Imagens de satélite da área de estudo em período seco superior (24/02/2010) e inundado inferior (02/12/2008).

Figura 2

Modelo sombreado do terreno e área delimitada com base em imagens de satélites e campanhas de campo.

CONSIDERAÇÕES FINAIS
A região do baixo rio Iconha caracteriza-se numa área de amortecimento de cheias com dinâmica de escoamento superficial das águas lêntico nos eventos de precipitações concentradas, a exemplo do mês de novembro de 2008. Do ponto de vista ambiental constitui-se num ecossistema para a reprodução de espécies, sobretudo da fauna, com elevada fragilidade a modificações, a exemplo de solo criado (aterros), dragagens e queimadas.
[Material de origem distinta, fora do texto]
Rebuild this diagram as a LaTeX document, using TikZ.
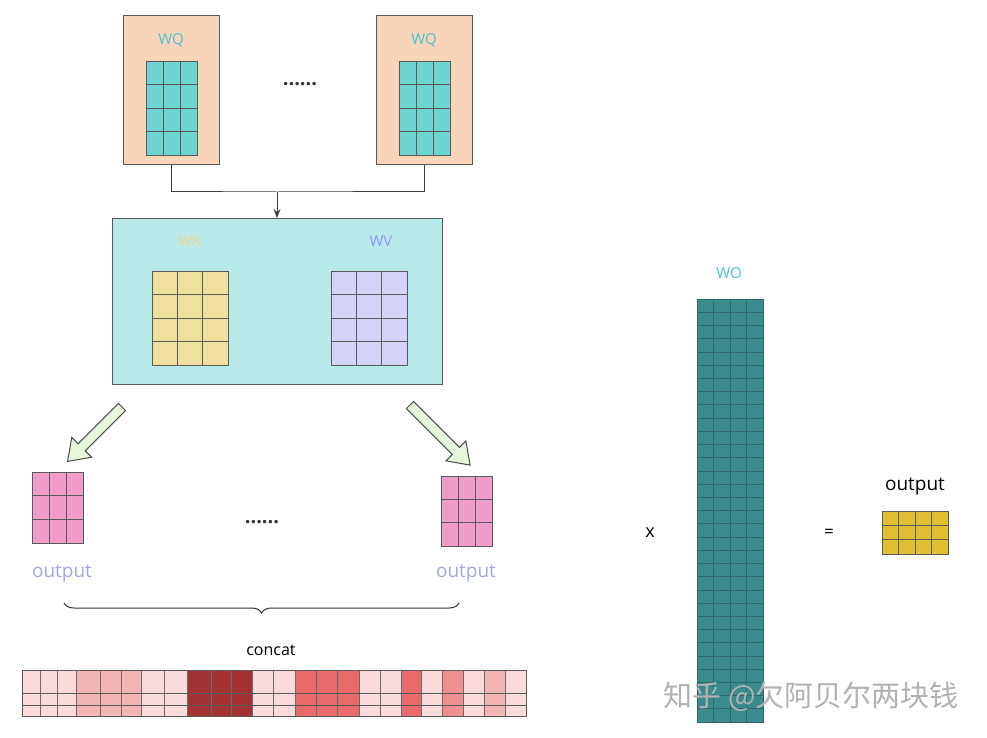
\documentclass[tikz,border=0pt]{standalone}
\usepackage{fontspec}
\setmainfont{Open Sans}
\newfontfamily\cjk{Noto Sans CJK SC}
\usetikzlibrary{decorations.pathreplacing,arrows.meta}
\definecolor{qcol}{HTML}{6ED3D3}
\definecolor{qtxt}{HTML}{4CC4D0}
\definecolor{otxt}{HTML}{A0AAE0}
\definecolor{qbox}{HTML}{F8D5B8}
\definecolor{kvbox}{HTML}{B8EAEA}
\definecolor{kcol}{HTML}{F0E0A0}
\definecolor{vcol}{HTML}{D4D4F8}
\definecolor{ocol}{HTML}{F09CC8}
\definecolor{wocol}{HTML}{3A8C8C}
\definecolor{woline}{HTML}{2E6A6A}
\definecolor{fcol}{HTML}{E0C030}
\definecolor{pkl}{HTML}{FADADA}
\definecolor{pkm}{HTML}{F2B5B5}
\definecolor{pkd}{HTML}{A33333}
\definecolor{pkr}{HTML}{E86A6A}
\definecolor{pks}{HTML}{EE9090}
\definecolor{gridc}{HTML}{5A5A5A}
\definecolor{arrf}{HTML}{E6F5DC}
\newcommand\mygrid[8]{%
  \fill[#7] (#1,#2) rectangle (#3,#4);
  \foreach \i in {1,...,#5}{\draw[#8,line width=0.6pt] ({#1+(#3-#1)*\i/#5},#2) -- ({#1+(#3-#1)*\i/#5},#4);}
  \foreach \j in {1,...,#6}{\draw[#8,line width=0.6pt] (#1,{#2+(#4-#2)*\j/#6}) -- (#3,{#2+(#4-#2)*\j/#6});}
  \draw[#8,line width=0.8pt] (#1,#2) rectangle (#3,#4);}
\newcommand\fatarrow[4]{%
  \begin{scope}[shift={(#1,#2)},rotate=#3]
  \draw[fill=arrf,draw=black!70,line width=1pt,line join=miter] (0,-5) -- ({#4-20},-5) -- ({#4-20},-14) -- (#4,0) -- ({#4-20},14) -- ({#4-20},5) -- (0,5) -- cycle;
  \end{scope}}
\tikzset{
  boxst/.style={draw=gridc,line width=1pt,anchor=north west,inner sep=0pt},
  lbl/.style={font=\fontsize{15}{15}\selectfont},
  big/.style={font=\fontsize{19}{19}\selectfont},
}
\begin{document}
\begin{tikzpicture}[x=1pt,y=-1pt]
\useasboundingbox[fill=white] (0,0) rectangle (987,738);
\node[boxst,fill=qbox,minimum width=96pt,minimum height=149pt] (q1) at (123,15) {};
\node[boxst,fill=qbox,minimum width=96pt,minimum height=149pt] (q2) at (376,15) {};
\node[lbl,text=qtxt] (lq1) at (171,40) {WQ};
\node[lbl,text=qtxt] (lq2) at (424,40) {WQ};
\mygrid{146}{61}{197}{155}{3}{4}{qcol}{gridc}
\mygrid{399}{61}{450}{155}{3}{4}{qcol}{gridc}
\node[font=\bfseries\fontsize{20}{20}\selectfont,text=black!80] (d1) at (300,84) {......};
\node[boxst,fill=kvbox,minimum width=330pt,minimum height=166pt] (kv) at (112,218) {};
\node[lbl,text=kcol!85!orange] (lk) at (190,241) {WK};
\node[lbl,text=vcol!70!blue] (lv) at (381,241) {WV};
\mygrid{152}{271}{228}{365}{3}{4}{kcol}{gridc}
\mygrid{331}{271}{407}{365}{3}{4}{vcol}{gridc}
\coordinate (j) at (277,192);
\draw[black!75,line width=1pt] (q1.south) |- (j) -| (q2.south);
\draw[black!75,line width=1pt,-{Stealth[length=9pt,width=7pt]}] (j) -- (kv.north -| j);
\fatarrow{122}{407}{-135}{77}
\fatarrow{410}{405}{-45}{85}
\mygrid{32}{472}{83}{543}{3}{3}{ocol}{gridc}
\mygrid{441}{476}{492}{546}{3}{3}{ocol}{gridc}
\node[big,text=otxt] (o1) at (62,574) {output};
\node[big,text=otxt] (o2) at (466,574) {output};
\node[font=\bfseries\fontsize{20}{20}\selectfont,text=black!80] (d2) at (262,522) {......};
\draw[black!80,line width=1pt,decorate,decoration={brace,amplitude=10pt,mirror}] (64,603) -- (459,603);
\node[font=\fontsize{16}{16}\selectfont] (cc) at (271,650) {concat};
\def\bounds{22.3,40,57.7,76,100,121.7,141.7,164,187.3,211,231.7,252.7,273.3,295,316.7,337.7,359,380,401,421,442.3,463.3,484.3,505,526.7}
\foreach \c [count=\k] in {pkl,pkl,pkl,pkm,pkm,pkm,pkl,pkl,pkd,pkd,pkd,pkl,pkl,pkr,pkr,pkr,pkl,pkl,pkr,pkl,pks,pkl,pkm,pkl}{
  \pgfmathsetmacro\xa{{\bounds}[\k-1]}
  \pgfmathsetmacro\xb{{\bounds}[\k]}
  \fill[\c] (\xa,670) rectangle (\xb,716);
  \draw[gridc!90,line width=0.7pt] (\xa,670) rectangle (\xb,716);
}
\draw[gridc,line width=0.7pt] (22.3,693) -- (526.7,693) (22.3,705) -- (526.7,705);
\draw[gridc,line width=0.8pt] (22.3,670) rectangle (526.7,716);
\node[lbl,text=qtxt] (wo) at (729,273) {WO};
\mygrid{697}{299}{763}{722}{4}{32}{wocol}{woline}
\node[font=\fontsize{18}{18}\selectfont] (xx) at (650,533) {x};
\node[font=\fontsize{17}{17}\selectfont] (eq) at (829,533) {=};
\node[big] (of) at (915,487) {output};
\mygrid{882}{511}{948}{554}{4}{3}{fcol}{gridc}
\node[font=\cjk\fontsize{29}{29}\selectfont,text=black!30] (wm) at (811,697) {知乎 @欠阿贝尔两块钱};
\end{tikzpicture}
\end{document}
Apresenta ainda um elevado valor histórico-cultural, arqueológico (ocorrência de sambaquis), além do valor cênico da região e entorno como Monte Aghá, Ilha do Meio e Ilha dos Cabritos, somando um conjunto de atributos de elevado potencial para o turismo de contemplação e pesquisas. Por fim, a metodologia de delimitação de área inundada mostrou-se satisfatória podendo ser aplicada em regiões com morfologias semelhantes, constituindo-se numa importante informação no auxílio das tomadas de decisões como o ordenamento mais adequado dessas paisagens.